Similarly, Rabobank in the Netherlands set up their traineeship interviews on their own doorstep. The interviewees were first stranded by the receptionist, then suddenly got a rubber ball rolled towards them during the interview. On their way out, they were transported to a hockey pitch and encouraged to play with the Rabobank hockey team. The interviewees had no idea that their initiative was gauged throughout the process.

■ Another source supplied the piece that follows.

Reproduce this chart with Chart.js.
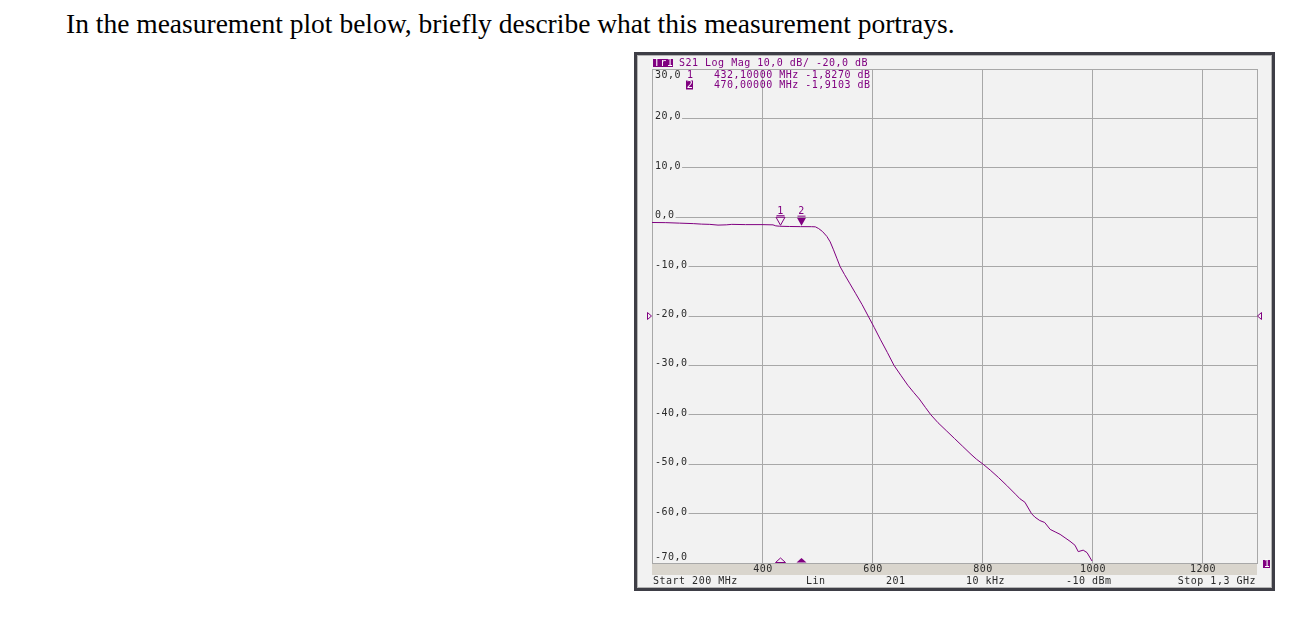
<!DOCTYPE html>
<html>
<head>
<meta charset="utf-8">
<script src="https://cdn.jsdelivr.net/npm/chart.js@4"></script>
<style>
    html, body { margin: 0; padding: 0; background: #fff; width: 1297px; height: 617px; overflow: hidden; }
    #question {
        position: absolute; left: 66px; top: 8px;
        font-family: 'Liberation Serif', 'Times New Roman', serif;
        font-size: 27.5px; line-height: 32px; color: #000; white-space: nowrap;
    }
    #vnaFrame {
        position: absolute; left: 634px; top: 52px; width: 635px; height: 533px;
        border: 3px solid #3e3e46; background: #f2f2f2;
        box-shadow: inset 0 0 0 1px #b4b4b4;
    }
    #vnaChart { position: absolute; left: 0; top: 0; }
</style>
</head>
<body>
<div id="question">In the measurement plot below, briefly describe what this measurement portrays.</div>
<div id="vnaFrame"></div>
<canvas id="vnaChart" width="1297" height="617"></canvas>
<script>
// S21 trace (MHz / dB)
const freqMHz = [200, 225, 250, 275, 290, 305, 320, 335, 345, 370, 400, 420, 425, 432.1, 450, 470, 490, 497,
    503, 510, 518, 524, 530, 536, 542, 550, 560, 570, 582, 593, 604, 615, 628, 640, 653, 665, 676, 686, 697,
    707, 720, 735, 750, 765, 780, 790, 802, 815, 830, 845, 862, 869, 878, 890, 896, 905, 914, 924, 933, 942,
    951, 960, 969, 975, 984, 991, 1000];
const s21dB = [-1.07, -1.1, -1.2, -1.3, -1.4, -1.45, -1.6, -1.55, -1.45, -1.5, -1.5, -1.55, -1.75, -1.83, -1.88, -1.91, -1.92, -1.95,
    -2.3, -2.9, -3.9, -5.0, -6.6, -8.3, -10.0, -11.6, -13.5, -15.4, -17.7, -20.0, -22.3, -24.7, -27.4, -30.0, -32.1, -34.0, -35.5, -36.8, -38.5,
    -40.0, -41.6, -43.2, -44.8, -46.4, -48.0, -49.0, -50.0, -51.2, -52.7, -54.3, -56.2, -57.0, -57.7, -60.0, -60.7, -61.4, -61.8, -63.2, -63.7, -64.2,
    -64.9, -65.6, -66.4, -67.7, -67.4, -67.9, -69.6];

// markers
const markerFreqs = [432.1, 470.0];
const markerVals = [-1.8270, -1.9103];
const activeMarker = 1;

// axes
const startFreq = 200;
const stopFreq = 1300;
const freqTicks = [400, 600, 800, 1000, 1200];
const dbTop = 30;
const dbBottom = -70;
const dbPerDiv = 10;
const refLevel = -20;

// status line
const statusFields = ['Start 200 MHz', 'Lin', '201', '10 kHz', '-10 dBm', 'Stop 1,3 GHz'];

const traceColor = '#800080';
const gridColor = '#a8a8a8';
const plotBg = '#f2f2f2';
const bandColor = '#d9d5cd';
const textColor = '#2a2a2a';
const monoFont = '10px "DejaVu Sans Mono", monospace';

let chart;

document.addEventListener('DOMContentLoaded', function() {
    initializeChart();
});

function comma(v, digits) {
    return v.toFixed(digits).replace('.', ',');
}

function triangle(ctx, pts, filled) {
    ctx.beginPath();
    ctx.moveTo(pts[0][0], pts[0][1]);
    ctx.lineTo(pts[1][0], pts[1][1]);
    ctx.lineTo(pts[2][0], pts[2][1]);
    ctx.closePath();
    if (filled) ctx.fill(); else ctx.stroke();
}

function badge(ctx, text, x0, y0, w, h) {
    ctx.fillStyle = traceColor;
    ctx.fillRect(x0, y0, w, h);
    ctx.fillStyle = '#fff';
    ctx.textAlign = 'center';
    ctx.fillText(text, x0 + w / 2 + 0.5, y0 + h / 2 + 0.5);
}

const vnaOverlay = {
    id: 'vnaOverlay',
    beforeDraw(chart) {
        const { ctx, chartArea: a } = chart;
        ctx.save();
        ctx.fillStyle = plotBg;
        ctx.fillRect(a.left, a.top, a.right - a.left, a.bottom - a.top);
        ctx.fillStyle = bandColor;
        ctx.fillRect(a.left, a.bottom, a.right - a.left, 12);
        ctx.restore();
    },
    afterDraw(chart) {
        const { ctx, chartArea: a } = chart;
        const xs = chart.scales.x;
        const ys = chart.scales.y;
        ctx.save();
        ctx.font = monoFont;
        ctx.letterSpacing = '0.5px';
        ctx.textBaseline = 'middle';

        // y labels with backdrop over the grid
        ys.ticks.forEach(t => {
            const label = comma(t.value, 1);
            let ty = ys.getPixelForValue(t.value) - 1.5;
            if (t.value === dbTop) ty = 75.5;
            if (t.value === dbBottom) ty = a.bottom - 6;
            const w = ctx.measureText(label).width;
            ctx.fillStyle = plotBg;
            ctx.fillRect(a.left + 1, ty - 5, w + 3, 10);
            ctx.fillStyle = textColor;
            ctx.textAlign = 'left';
            ctx.fillText(label, a.left + 3, ty);
        });

        // x labels in the band
        ctx.textAlign = 'center';
        freqTicks.forEach(f => {
            ctx.fillText(String(f), xs.getPixelForValue(f) + 1, a.bottom + 6.5);
        });

        // status line
        const statusX = [a.left + 1, 806, 886, 966, 1066];
        ctx.textAlign = 'left';
        statusFields.forEach((s, i) => {
            if (i === statusFields.length - 1) {
                ctx.textAlign = 'right';
                ctx.fillText(s, a.right - 1, 581);
            } else {
                ctx.fillText(s, statusX[i], 581);
            }
        });

        // header
        badge(ctx, 'Tr1', 653, 59, 20, 8);
        ctx.fillStyle = traceColor;
        ctx.textAlign = 'left';
        ctx.fillText('S21 Log Mag ' + comma(dbPerDiv, 1) + ' dB/ ' + comma(refLevel, 1) + ' dB', 679, 63.5);

        // marker readouts
        markerFreqs.forEach((f, i) => {
            const ry = 75.5 + i * 9.5;
            const txt = comma(f, 5) + ' MHz ' + comma(markerVals[i], 4) + ' dB';
            if (i === activeMarker) {
                badge(ctx, String(i + 1), 686, ry - 4.5, 7, 9);
            } else {
                ctx.fillStyle = traceColor;
                ctx.textAlign = 'left';
                ctx.fillText(String(i + 1), 687, ry);
            }
            ctx.fillStyle = traceColor;
            ctx.textAlign = 'left';
            ctx.fillText(txt, 714, ry);
        });

        // markers on trace and stimulus indicators
        ctx.strokeStyle = traceColor;
        ctx.fillStyle = traceColor;
        ctx.lineWidth = 1;
        markerFreqs.forEach((f, i) => {
            const px = Math.round(xs.getPixelForValue(f)) + 0.5;
            const py = ys.getPixelForValue(markerVals[i]);
            const filled = i === activeMarker;
            triangle(ctx, [[px - 4.5, py - 9], [px + 4.5, py - 9], [px, py - 1]], filled);
            ctx.textAlign = 'center';
            ctx.fillText(String(i + 1), px, py - 15);
            ctx.beginPath();
            ctx.moveTo(px - 4, py - 10.5);
            ctx.lineTo(px + 4, py - 10.5);
            ctx.stroke();
            triangle(ctx, [[px - 5, a.bottom - 0.5], [px + 5, a.bottom - 0.5], [px, a.bottom - 5]], filled);
        });

        // reference level arrows
        const ry = ys.getPixelForValue(refLevel);
        triangle(ctx, [[647.5, ry - 3.5], [647.5, ry + 3.5], [651.5, ry]], false);
        triangle(ctx, [[a.right + 4.5, ry - 3.5], [a.right + 4.5, ry + 3.5], [a.right + 0.5, ry]], false);

        // channel badge
        badge(ctx, '1', 1263, 560, 7, 8);
        ctx.restore();
    }
};

function initializeChart() {
    const ctx = document.getElementById('vnaChart').getContext('2d');
    chart = new Chart(ctx, {
        type: 'line',
        data: {
            datasets: [
                {
                    label: 'S21',
                    data: freqMHz.map((f, i) => ({ x: f, y: s21dB[i] })),
                    borderColor: traceColor,
                    borderWidth: 1,
                    fill: false,
                    tension: 0,
                    pointRadius: 0
                }
            ]
        },
        options: {
            responsive: false,
            animation: false,
            layout: { padding: { left: 652, right: 40, top: 69, bottom: 54 } },
            plugins: {
                legend: { display: false },
                tooltip: { enabled: false }
            },
            scales: {
                x: {
                    type: 'linear',
                    min: startFreq,
                    max: stopFreq,
                    afterBuildTicks: axis => {
                        axis.ticks = [startFreq, ...freqTicks, stopFreq].map(v => ({ value: v }));
                    },
                    ticks: { display: false },
                    grid: { color: gridColor, drawTicks: false },
                    border: { color: gridColor }
                },
                y: {
                    min: dbBottom,
                    max: dbTop,
                    ticks: { display: false, stepSize: dbPerDiv },
                    grid: { color: gridColor, drawTicks: false },
                    border: { color: gridColor }
                }
            }
        },
        plugins: [vnaOverlay]
    });
}
</script>
</body>
</html>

To maximize the effect of this tactic, you need to identify the core qualities of a successful person on the job. Then weave your surprise moments into the interview. Most importantly, involve your team! You will not only strengthen your team’s bond but also reinforce the team’s value and mission.

3. Day on the job test

You never really know what a person will be like until you actually work with them, right? This unusual interview technique can give you immediate insight into what it might be like to have candidates as your employees or colleagues. Invite your candidates for a day on the job (or a job trial). Have them perform some assignments or tasks related to the role and sit among their prospective team.

A “day in the job” interview could kill a few birds with one stone:

  • See if they fit with the team;
  • judge their skills on the job;
  • and observe how they let their guard down throughout the day.

Have your observers fill out interview scorecards looking for company qualities throughout the day.

4. Reference test

No time (or resources) to set up the team test, surprise test, or food test? This unusual interview tactic could be for you: Ask interviewees specific questions about how they executed tasks their previous jobs. If they did customer support, ask how they handled complaints and requests. If they did project management, ask how they juggled projects and their team’s manpower.

After that, pick up the phone and do a reference check. Where possible, don’t just call the ones who managed them, but also their colleagues. Those who work directly with the interviewees, or receive the interviewees’ work directly have a clearer idea of who they are on a daily basis. Hotjar, one of our customers, has had many successful hires via this simple method.

It’s hard to make sure candidates are the right fit for your company, especially if candidates are well-rehearsed in interviews. Work with your team to brainstorm unusual interview techniques that will help you get a better feel for candidates’ personality and skill and determine cultural fit for your organization.